== EXERCISE BRIEF ==
Find each line containing the string "this". Copy it.

(Dataset rows)
[Start]

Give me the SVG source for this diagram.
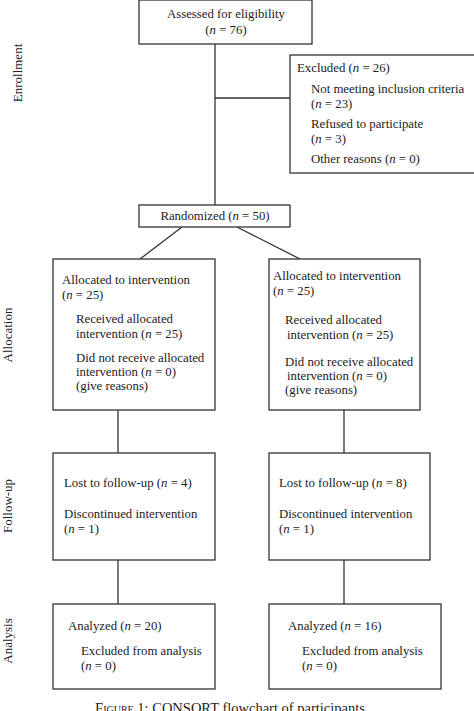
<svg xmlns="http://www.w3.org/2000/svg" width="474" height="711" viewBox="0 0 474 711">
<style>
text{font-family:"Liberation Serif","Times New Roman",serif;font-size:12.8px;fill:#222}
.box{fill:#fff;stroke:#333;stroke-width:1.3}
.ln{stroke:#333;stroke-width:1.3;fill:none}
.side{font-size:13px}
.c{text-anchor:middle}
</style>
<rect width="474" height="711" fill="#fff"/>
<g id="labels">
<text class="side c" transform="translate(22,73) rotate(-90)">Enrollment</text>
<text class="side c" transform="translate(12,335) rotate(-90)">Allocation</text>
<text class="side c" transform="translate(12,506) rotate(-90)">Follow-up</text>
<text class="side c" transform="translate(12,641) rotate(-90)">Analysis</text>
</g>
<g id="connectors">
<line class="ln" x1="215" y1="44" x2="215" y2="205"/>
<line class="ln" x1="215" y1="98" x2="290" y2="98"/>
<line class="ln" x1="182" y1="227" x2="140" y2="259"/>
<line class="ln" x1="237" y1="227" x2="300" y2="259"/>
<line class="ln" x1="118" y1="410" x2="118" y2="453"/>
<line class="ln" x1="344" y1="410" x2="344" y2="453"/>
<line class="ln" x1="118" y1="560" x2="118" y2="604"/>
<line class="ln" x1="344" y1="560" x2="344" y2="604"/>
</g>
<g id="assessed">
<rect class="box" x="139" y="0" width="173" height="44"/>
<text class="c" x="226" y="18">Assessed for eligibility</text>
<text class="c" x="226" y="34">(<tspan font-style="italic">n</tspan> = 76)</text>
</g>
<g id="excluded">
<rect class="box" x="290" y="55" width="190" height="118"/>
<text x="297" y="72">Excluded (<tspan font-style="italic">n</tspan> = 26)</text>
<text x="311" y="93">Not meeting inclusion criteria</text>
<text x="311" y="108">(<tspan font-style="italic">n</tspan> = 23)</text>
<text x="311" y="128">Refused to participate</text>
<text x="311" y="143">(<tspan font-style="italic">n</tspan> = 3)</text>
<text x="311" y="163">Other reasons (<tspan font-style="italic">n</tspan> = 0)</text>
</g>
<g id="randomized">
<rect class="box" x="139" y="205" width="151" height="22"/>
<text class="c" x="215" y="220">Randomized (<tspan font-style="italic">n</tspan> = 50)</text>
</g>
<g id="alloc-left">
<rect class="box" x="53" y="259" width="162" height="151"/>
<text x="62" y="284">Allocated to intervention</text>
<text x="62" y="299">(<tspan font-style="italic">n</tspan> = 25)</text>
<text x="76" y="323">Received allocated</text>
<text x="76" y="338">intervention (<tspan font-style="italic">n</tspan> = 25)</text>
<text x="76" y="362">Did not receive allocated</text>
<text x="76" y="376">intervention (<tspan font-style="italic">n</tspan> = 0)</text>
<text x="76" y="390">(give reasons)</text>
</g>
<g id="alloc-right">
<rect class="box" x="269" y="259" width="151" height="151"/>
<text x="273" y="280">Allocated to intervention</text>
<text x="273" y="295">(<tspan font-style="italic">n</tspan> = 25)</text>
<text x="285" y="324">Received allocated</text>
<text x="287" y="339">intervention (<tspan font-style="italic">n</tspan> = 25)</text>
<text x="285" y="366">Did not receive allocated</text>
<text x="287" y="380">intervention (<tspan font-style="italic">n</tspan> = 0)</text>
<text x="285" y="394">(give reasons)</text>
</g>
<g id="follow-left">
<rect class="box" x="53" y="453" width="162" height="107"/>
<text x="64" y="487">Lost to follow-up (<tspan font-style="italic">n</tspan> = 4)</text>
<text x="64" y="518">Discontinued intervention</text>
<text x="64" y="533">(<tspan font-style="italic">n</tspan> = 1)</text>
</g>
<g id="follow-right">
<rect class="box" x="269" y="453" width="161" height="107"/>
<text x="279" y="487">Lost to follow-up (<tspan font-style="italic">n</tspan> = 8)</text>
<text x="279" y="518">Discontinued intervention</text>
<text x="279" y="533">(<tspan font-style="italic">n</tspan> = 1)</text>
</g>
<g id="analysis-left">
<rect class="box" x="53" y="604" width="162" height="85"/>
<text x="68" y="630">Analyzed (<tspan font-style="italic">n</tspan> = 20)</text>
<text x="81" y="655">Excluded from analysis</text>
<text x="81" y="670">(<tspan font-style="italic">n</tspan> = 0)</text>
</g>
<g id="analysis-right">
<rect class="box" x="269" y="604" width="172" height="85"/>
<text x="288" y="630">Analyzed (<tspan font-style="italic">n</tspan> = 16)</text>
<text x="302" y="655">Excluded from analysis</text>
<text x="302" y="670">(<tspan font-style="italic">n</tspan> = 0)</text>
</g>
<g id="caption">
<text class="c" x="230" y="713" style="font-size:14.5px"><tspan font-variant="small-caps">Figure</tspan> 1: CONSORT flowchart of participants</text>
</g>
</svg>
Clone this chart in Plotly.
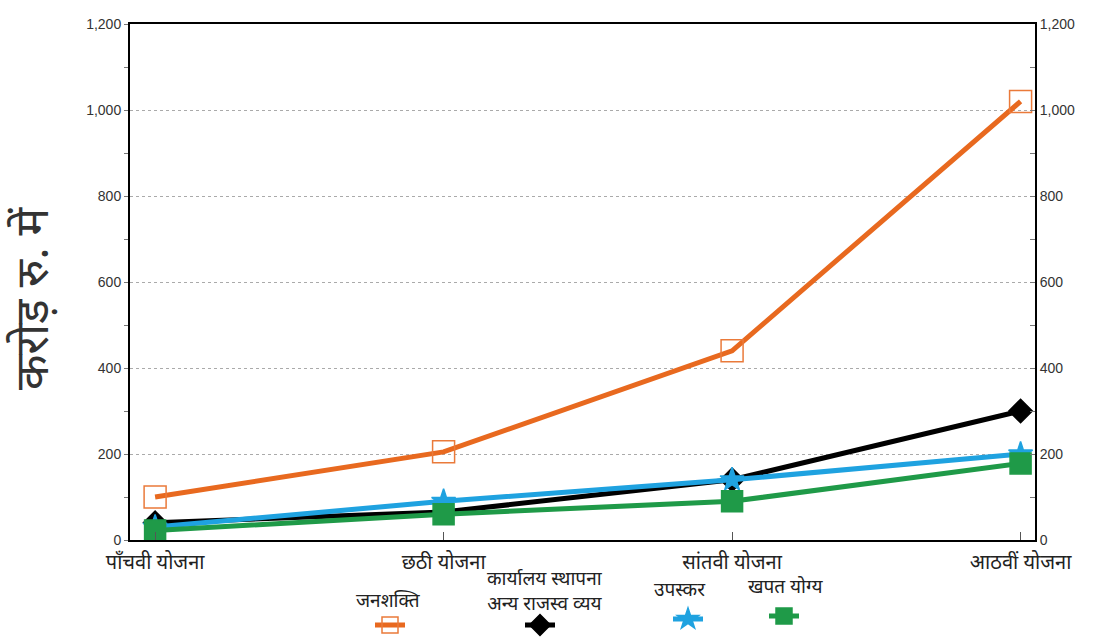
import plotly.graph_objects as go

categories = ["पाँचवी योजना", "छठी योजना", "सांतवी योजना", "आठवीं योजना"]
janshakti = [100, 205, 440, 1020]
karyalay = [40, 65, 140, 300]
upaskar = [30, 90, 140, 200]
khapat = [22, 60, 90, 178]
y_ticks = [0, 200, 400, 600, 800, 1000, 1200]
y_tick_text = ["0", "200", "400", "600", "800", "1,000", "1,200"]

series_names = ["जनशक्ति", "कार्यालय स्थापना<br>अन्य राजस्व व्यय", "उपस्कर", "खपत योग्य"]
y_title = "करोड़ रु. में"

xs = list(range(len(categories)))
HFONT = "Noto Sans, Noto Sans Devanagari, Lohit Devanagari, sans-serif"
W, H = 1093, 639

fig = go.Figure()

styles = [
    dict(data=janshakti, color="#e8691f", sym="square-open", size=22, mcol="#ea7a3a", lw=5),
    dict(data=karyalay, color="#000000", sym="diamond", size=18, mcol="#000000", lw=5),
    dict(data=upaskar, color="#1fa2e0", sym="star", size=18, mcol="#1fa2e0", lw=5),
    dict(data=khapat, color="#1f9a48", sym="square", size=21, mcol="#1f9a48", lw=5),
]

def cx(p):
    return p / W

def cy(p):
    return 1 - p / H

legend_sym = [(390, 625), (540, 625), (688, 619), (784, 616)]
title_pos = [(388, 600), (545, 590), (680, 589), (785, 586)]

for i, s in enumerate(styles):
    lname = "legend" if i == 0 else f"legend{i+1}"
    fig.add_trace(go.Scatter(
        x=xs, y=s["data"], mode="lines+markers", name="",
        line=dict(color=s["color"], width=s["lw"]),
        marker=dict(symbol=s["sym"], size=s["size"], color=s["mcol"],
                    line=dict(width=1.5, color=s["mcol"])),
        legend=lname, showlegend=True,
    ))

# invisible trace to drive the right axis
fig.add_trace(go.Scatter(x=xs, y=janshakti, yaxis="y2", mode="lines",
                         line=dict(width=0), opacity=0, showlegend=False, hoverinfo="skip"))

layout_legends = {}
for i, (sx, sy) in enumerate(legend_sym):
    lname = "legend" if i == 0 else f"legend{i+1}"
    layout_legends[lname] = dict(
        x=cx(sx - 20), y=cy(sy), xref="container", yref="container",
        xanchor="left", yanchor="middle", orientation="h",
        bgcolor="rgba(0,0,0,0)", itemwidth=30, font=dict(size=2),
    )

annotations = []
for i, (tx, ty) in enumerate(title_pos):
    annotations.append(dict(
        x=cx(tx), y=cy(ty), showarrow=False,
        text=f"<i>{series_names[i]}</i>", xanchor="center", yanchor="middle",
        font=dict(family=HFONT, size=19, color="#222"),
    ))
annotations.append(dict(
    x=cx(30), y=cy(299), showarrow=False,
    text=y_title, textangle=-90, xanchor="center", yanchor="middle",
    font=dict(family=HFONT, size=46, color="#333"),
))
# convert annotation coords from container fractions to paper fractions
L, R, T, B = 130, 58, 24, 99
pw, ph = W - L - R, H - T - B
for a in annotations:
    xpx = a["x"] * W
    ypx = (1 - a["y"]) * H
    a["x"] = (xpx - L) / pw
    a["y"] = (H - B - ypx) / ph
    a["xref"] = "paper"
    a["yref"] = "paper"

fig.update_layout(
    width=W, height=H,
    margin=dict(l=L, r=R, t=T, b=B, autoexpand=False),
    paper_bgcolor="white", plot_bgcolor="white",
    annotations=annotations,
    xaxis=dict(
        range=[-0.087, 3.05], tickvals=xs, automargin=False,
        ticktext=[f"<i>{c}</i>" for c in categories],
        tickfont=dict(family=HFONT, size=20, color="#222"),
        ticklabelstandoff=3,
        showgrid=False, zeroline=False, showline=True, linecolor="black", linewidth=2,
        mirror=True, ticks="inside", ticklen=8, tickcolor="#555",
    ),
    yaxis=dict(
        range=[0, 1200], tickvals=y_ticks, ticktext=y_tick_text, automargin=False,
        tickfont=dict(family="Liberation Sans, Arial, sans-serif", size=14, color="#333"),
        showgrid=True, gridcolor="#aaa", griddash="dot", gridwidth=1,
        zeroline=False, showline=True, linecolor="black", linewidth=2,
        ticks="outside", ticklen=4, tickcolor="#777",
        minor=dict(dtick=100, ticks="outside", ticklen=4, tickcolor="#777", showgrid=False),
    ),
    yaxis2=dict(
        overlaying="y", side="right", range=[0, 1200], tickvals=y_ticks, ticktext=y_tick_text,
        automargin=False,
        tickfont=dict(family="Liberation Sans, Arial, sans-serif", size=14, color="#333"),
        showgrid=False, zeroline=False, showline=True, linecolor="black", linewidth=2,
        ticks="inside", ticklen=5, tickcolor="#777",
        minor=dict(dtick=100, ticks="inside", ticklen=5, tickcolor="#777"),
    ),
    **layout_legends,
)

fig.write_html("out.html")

[End]

== ANSWER TO THE PROBLEM ==
Give me the SVG source for this diagram.
Clone this chart in Plotly.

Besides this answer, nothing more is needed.